Of course, as always happens, the politicking began. The zealots for bad causes of both the left and the right immediately went to their usual rhetoric, shamelessly using the tragedy to advance their cause. While the issue of gun control came up, I am going to address the issues of race and religion that arose from the shooting.
Those on the right (especially at Fox News) had a knee-jerk reaction to it as another attack on Christianity, seeing in the massacre a parallel to the mass murder and persecution of Christians in other countries. The left saw it differently, noticing the obvious details of a white murderer of black people. The left’s view proved the more obviously correct as the evidence came in of a a deeply disturbed young man with nostalgia for days of segregation he never experienced, not only in our (meaning, my and his) native South Carolina, but in the apartheid of Rhodesia and South Africa, as well and twisted fantasies of a segregated dystopia, which despite the fervent wishes and evil violence of the shooter and his ilk.
The left was correct in asserting the racist nature of the killer, but very, very wrong when they then criticized commentators who called the killer insane. It is hard to imagine how anyone could look at the expressed views of Dylann Roof, his delusion that his murdering those who welcomed him into a Bible study group would launch a race war and think him sane. Indeed, it is eerily similar to the lunacy spewed over forty years earlier by another insane mass murderer, Charlie Manson.

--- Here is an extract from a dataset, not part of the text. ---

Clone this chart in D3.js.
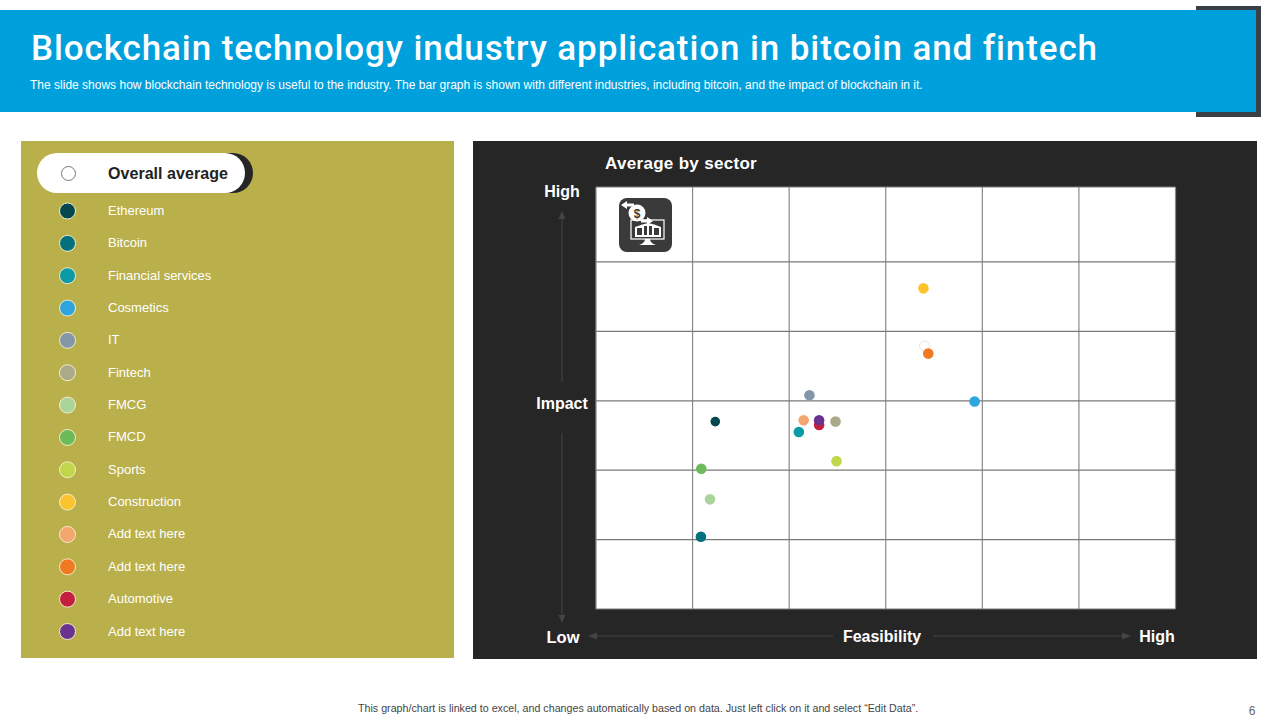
<!DOCTYPE html>
<html><head><meta charset="utf-8">
<script src="https://cdn.jsdelivr.net/npm/d3@7"></script>
<style>html,body{margin:0;padding:0;background:#fff}svg{display:block}text{font-family:"Liberation Sans",Arial,sans-serif}</style>
</head><body><svg id="c" width="1280" height="720"></svg>
<script>
const titleText = "Blockchain technology industry application in bitcoin and fintech";
const subtitleText = "The slide shows how blockchain technology is useful to the industry. The bar graph is shown with different industries, including bitcoin, and the impact of blockchain in it.";
const footerText = "This graph/chart is linked to excel, and changes automatically based on data. Just left click on it and select “Edit Data”.";
const sectors = ["Overall average","Ethereum","Bitcoin","Financial services","Cosmetics","IT","Fintech","FMCG","FMCD","Sports","Construction","Add text here","Add text here","Automotive","Add text here"];
const feasibility = [3.40,1.235,1.086,2.10,3.92,2.21,2.48,1.18,1.09,2.49,3.39,2.15,3.44,2.31,2.31];
const impact = [3.79,2.70,1.04,2.55,2.99,3.08,2.70,1.58,2.02,2.13,4.62,2.72,3.68,2.65,2.72];
const colors = ["#ffffff","#04474f","#04707c","#0b9aa6","#2ea6dd","#8497a8","#aaa98a","#a9d49a","#6cbb5a","#c1d64a","#fcc42c","#f5a66f","#f07a22","#c41f3e","#6b3390"];
const gridX = [0,1,2,3,4,5,6];
const gridY = [0,1,2,3,4,5,6.08];

const svg = d3.select("#c");
const rect=(x,y,w,h,f)=>svg.append("rect").attr("x",x).attr("y",y).attr("width",w).attr("height",h).attr("fill",f);
const label=(t,x,y,s,w,f,a,p)=>(p||svg).append("text").text(t).attr("x",x).attr("y",y).attr("font-size",s).attr("font-weight",w).attr("fill",f).attr("text-anchor",a||"start");

// header
rect(1196,6,65,111,"#3a4046");
rect(0,10,1256,102,"#00a0dc");
label(titleText,31,60,35,500,"#fff").style("font-family","Roboto").attr("letter-spacing",0.9);
label(subtitleText,30,89,12,400,"#fff").attr("letter-spacing",0.005);

// panels
rect(21,141,433,517,"#b9af4b");
rect(473,141,784,518,"#262626");

// legend
const legendY = d3.scalePoint().domain(d3.range(1,sectors.length)).range([210.5,631]);
svg.append("rect").attr("x",200).attr("y",153).attr("width",53).attr("height",40).attr("rx",20).attr("fill","#262626");
svg.append("rect").attr("x",37).attr("y",153).attr("width",208).attr("height",40).attr("rx",20).attr("fill","#fff");
svg.append("circle").attr("cx",68.5).attr("cy",173.5).attr("r",7).attr("fill","#fff").attr("stroke","#777").attr("stroke-width",1);
label(sectors[0],108,179,16,700,"#222").attr("letter-spacing",.05);
sectors.slice(1).forEach((s,i)=>{
  const y=legendY(i+1);
  svg.append("circle").attr("cx",67.5).attr("cy",y+.5).attr("r",8).attr("fill",colors[i+1]).attr("stroke","#f3eecb").attr("stroke-width",1);
  label(s,108,y+4.5,13,400,"#fff");
});

// plot
const x=d3.scaleLinear().domain([0,6]).range([596,1175.5]);
const y=d3.scaleLinear().domain([0,6.08]).range([609,187]);
rect(596,187,580,422,"#fff");
svg.append("g").selectAll("line").data(gridX).join("line")
  .attr("x1",d=>x(d)).attr("x2",d=>x(d)).attr("y1",y(0)).attr("y2",y(6.08))
  .attr("stroke","#8a8a8a").attr("stroke-width",1.2);
svg.append("g").selectAll("line").data(gridY).join("line")
  .attr("x1",x(0)).attr("x2",x(6)).attr("y1",d=>y(d)).attr("y2",d=>y(d))
  .attr("stroke","#7a7a7a").attr("stroke-width",1.2);

// icon
const ic=svg.append("g").attr("transform","translate(619,198)");
ic.append("rect").attr("width",53).attr("height",54).attr("rx",8).attr("fill","#3a3a3a");
ic.append("rect").attr("x",12).attr("y",22).attr("width",33).attr("height",19).attr("fill","none").attr("stroke","#fff").attr("stroke-width",1.2);
ic.append("path").attr("d","M16 39V29Q24 26 29 25Q35 26 42 29V39ZM18 37H23V30H18ZM25 37H28V28H25ZM30 37H33V28H30ZM35 37H40V30H35Z").attr("fill","#fff").attr("fill-rule","evenodd");
ic.append("path").attr("d","M20 47Q26 45 26 41H31Q31 45 37 47Z").attr("fill","#fff");
ic.append("circle").attr("cx",18).attr("cy",15).attr("r",8.5).attr("fill","#fff");
ic.append("path").attr("d","M2 7L8 3V5.5H15V8.5H8V11ZM34 23L28 19V21.5H22V24.5H28V27Z").attr("fill","#fff");
label("$",18,19.5,12,700,"#3a3a3a","middle",ic);

// points
svg.append("g").selectAll("circle").data(sectors.map((s,i)=>i)).join("circle")
  .attr("cx",i=>x(feasibility[i])).attr("cy",i=>y(impact[i])).attr("r",i=>i===0?5:(i===1?4.8:5.3))
  .attr("fill",i=>colors[i]).attr("stroke",i=>i===0?"#f0d8c8":"none").attr("stroke-width",.8);

// axes
const arrowCol="#444";
const ln=(a,b,c,d)=>svg.append("line").attr("x1",a).attr("y1",b).attr("x2",c).attr("y2",d).attr("stroke",arrowCol).attr("stroke-width",1);
ln(562,218,562,382); ln(562,433,562,616); ln(596,636,833,636); ln(933,636,1124,636);
const tri=p=>svg.append("path").attr("d",p).attr("fill",arrowCol);
tri("M562 211L558.5 219H565.5Z"); tri("M562 623L558.5 615H565.5Z"); tri("M588 636L597 632.5V639.5Z"); tri("M1131 636L1122 632.5V639.5Z");
label("Average by sector",605,169,17,700,"#fff").attr("letter-spacing",.31);
label("High",562,197,16,700,"#fff","middle");
label("Impact",562,409,16,700,"#fff","middle");
label("Low",563,643,16.5,700,"#fff","middle");
label("Feasibility",882,642,16,700,"#fff","middle");
label("High",1157,642,16,700,"#fff","middle");

// footer
label(footerText,358,712,10.7,400,"#444");
label("6",1252,715,12,400,"#666","middle");
</script></body></html>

Part of being an obsessive zealot on an issue is the inability to see what others, less blinded by single-minded devotion to a cause, can see. In this case, the zealots for bad causes of both the right and left have missed that it was at a historically black church where Roof chose to attack and kill those of a race he hated, felt himself superior to and wanted to see oppressed for the benefit of those and others of his same skin pigmentation.
While Roof was clearly insane, haunted by his demons far past the point of rational thought and not very intelligent, it is worth contemplating that he must have realized that the black church played a huge part in the Civil Rights Movement and has served as the backbone of the black community for years. Liberation Theology, the teaching and preaching of Christianity through a lens of action and amelioration for the struggles of the poor and the oppressed, while not invented by black preachers, reached its highest apex in their words and Rev. Dr. Martin Luther King, Jr.’s “I Have a Dream Speech” is the greatest oratory ever given by an American citizen. From Antebellum times on, racists have realized the strengthening and the support that the black church has provided the black community and have, therefore, attacked it.
That, sadly, many black preachers do not now preach liberation theology, but prosperity theology is a topic I will address in another entry.